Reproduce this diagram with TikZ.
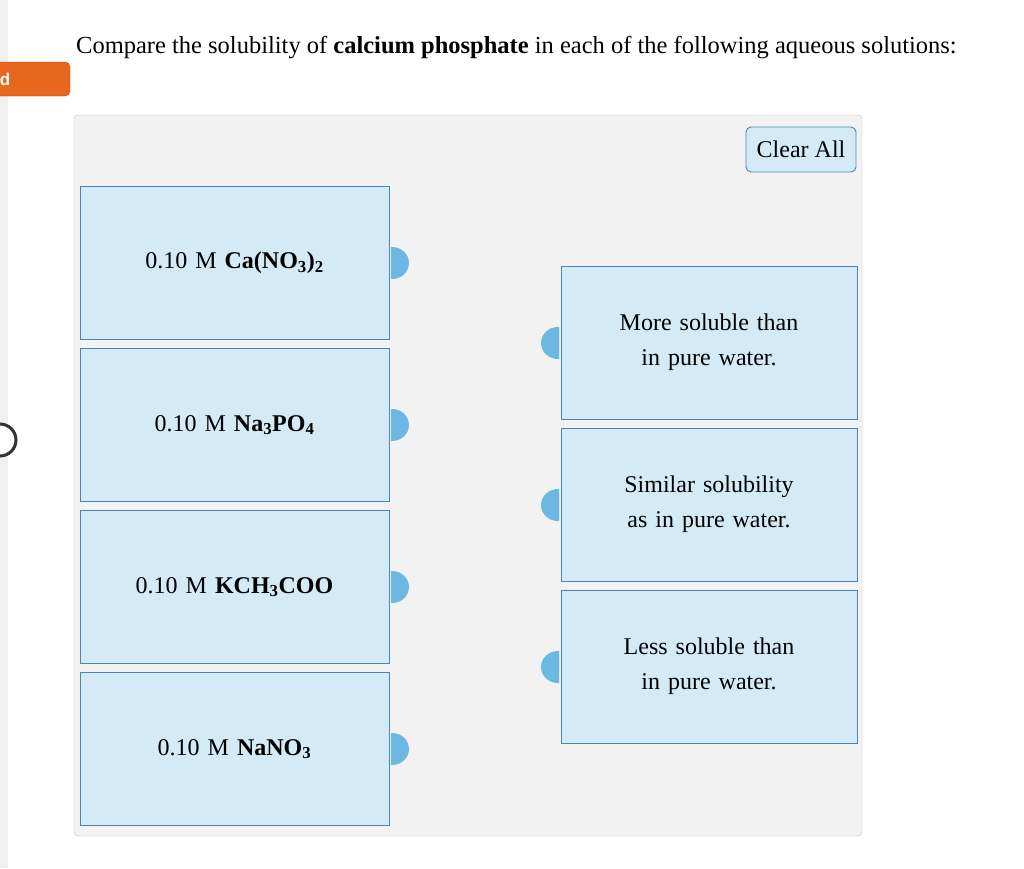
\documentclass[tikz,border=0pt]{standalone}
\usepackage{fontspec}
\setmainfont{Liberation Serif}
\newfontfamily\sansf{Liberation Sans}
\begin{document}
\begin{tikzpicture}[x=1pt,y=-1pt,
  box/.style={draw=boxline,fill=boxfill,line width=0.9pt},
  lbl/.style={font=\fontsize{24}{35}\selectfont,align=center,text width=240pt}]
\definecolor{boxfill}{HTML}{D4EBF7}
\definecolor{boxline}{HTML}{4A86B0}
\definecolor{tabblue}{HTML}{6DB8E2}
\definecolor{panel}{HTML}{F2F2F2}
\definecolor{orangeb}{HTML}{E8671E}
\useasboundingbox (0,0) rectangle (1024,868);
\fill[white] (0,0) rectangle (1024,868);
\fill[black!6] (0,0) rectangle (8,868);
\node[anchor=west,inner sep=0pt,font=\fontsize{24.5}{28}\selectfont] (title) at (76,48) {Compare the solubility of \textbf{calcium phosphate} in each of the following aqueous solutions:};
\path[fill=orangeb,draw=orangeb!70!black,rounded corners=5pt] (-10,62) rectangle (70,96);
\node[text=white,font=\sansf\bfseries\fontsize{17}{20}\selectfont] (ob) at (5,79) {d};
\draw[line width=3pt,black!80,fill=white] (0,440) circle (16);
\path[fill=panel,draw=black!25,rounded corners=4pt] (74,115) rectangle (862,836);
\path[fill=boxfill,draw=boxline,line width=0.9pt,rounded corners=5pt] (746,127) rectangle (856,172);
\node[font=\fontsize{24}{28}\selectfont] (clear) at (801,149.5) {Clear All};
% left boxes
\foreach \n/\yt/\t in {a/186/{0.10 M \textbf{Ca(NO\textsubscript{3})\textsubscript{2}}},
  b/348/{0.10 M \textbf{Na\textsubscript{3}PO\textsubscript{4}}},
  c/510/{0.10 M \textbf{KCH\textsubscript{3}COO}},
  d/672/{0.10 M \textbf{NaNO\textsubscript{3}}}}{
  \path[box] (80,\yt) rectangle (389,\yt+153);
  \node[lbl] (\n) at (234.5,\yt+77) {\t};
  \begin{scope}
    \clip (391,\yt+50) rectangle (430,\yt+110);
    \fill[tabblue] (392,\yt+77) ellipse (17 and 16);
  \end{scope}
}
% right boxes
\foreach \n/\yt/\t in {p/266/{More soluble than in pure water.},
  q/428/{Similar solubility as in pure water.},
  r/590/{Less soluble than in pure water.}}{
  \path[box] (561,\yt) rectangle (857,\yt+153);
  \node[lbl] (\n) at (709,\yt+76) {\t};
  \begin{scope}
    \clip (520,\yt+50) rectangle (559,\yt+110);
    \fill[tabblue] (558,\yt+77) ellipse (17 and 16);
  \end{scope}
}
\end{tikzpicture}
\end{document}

_ _ _

### Exercise:
Reproduce each line word for word and drop the pictures.

### Response for this exercise:
Reproduce this diagram with TikZ.
\documentclass[tikz,border=0pt]{standalone}
\usepackage{fontspec}
\setmainfont{Liberation Serif}
\newfontfamily\sansf{Liberation Sans}
\begin{document}
\begin{tikzpicture}[x=1pt,y=-1pt,
  box/.style={draw=boxline,fill=boxfill,line width=0.9pt},
  lbl/.style={font=\fontsize{24}{35}\selectfont,align=center,text width=240pt}]
\definecolor{boxfill}{HTML}{D4EBF7}
\definecolor{boxline}{HTML}{4A86B0}
\definecolor{tabblue}{HTML}{6DB8E2}
\definecolor{panel}{HTML}{F2F2F2}
\definecolor{orangeb}{HTML}{E8671E}
\useasboundingbox (0,0) rectangle (1024,868);
\fill[white] (0,0) rectangle (1024,868);
\fill[black!6] (0,0) rectangle (8,868);
\node[anchor=west,inner sep=0pt,font=\fontsize{24.5}{28}\selectfont] (title) at (76,48) {Compare the solubility of \textbf{calcium phosphate} in each of the following aqueous solutions:};
\path[fill=orangeb,draw=orangeb!70!black,rounded corners=5pt] (-10,62) rectangle (70,96);
\node[text=white,font=\sansf\bfseries\fontsize{17}{20}\selectfont] (ob) at (5,79) {d};
\draw[line width=3pt,black!80,fill=white] (0,440) circle (16);
\path[fill=panel,draw=black!25,rounded corners=4pt] (74,115) rectangle (862,836);
\path[fill=boxfill,draw=boxline,line width=0.9pt,rounded corners=5pt] (746,127) rectangle (856,172);
\node[font=\fontsize{24}{28}\selectfont] (clear) at (801,149.5) {Clear All};
% left boxes
\foreach \n/\yt/\t in {a/186/{0.10 M \textbf{Ca(NO\textsubscript{3})\textsubscript{2}}},
  b/348/{0.10 M \textbf{Na\textsubscript{3}PO\textsubscript{4}}},
  c/510/{0.10 M \textbf{KCH\textsubscript{3}COO}},
  d/672/{0.10 M \textbf{NaNO\textsubscript{3}}}}{
  \path[box] (80,\yt) rectangle (389,\yt+153);
  \node[lbl] (\n) at (234.5,\yt+77) {\t};
  \begin{scope}
    \clip (391,\yt+50) rectangle (430,\yt+110);
    \fill[tabblue] (392,\yt+77) ellipse (17 and 16);
  \end{scope}
}
% right boxes
\foreach \n/\yt/\t in {p/266/{More soluble than in pure water.},
  q/428/{Similar solubility as in pure water.},
  r/590/{Less soluble than in pure water.}}{
  \path[box] (561,\yt) rectangle (857,\yt+153);
  \node[lbl] (\n) at (709,\yt+76) {\t};
  \begin{scope}
    \clip (520,\yt+50) rectangle (559,\yt+110);
    \fill[tabblue] (558,\yt+77) ellipse (17 and 16);
  \end{scope}
}
\end{tikzpicture}
\end{document}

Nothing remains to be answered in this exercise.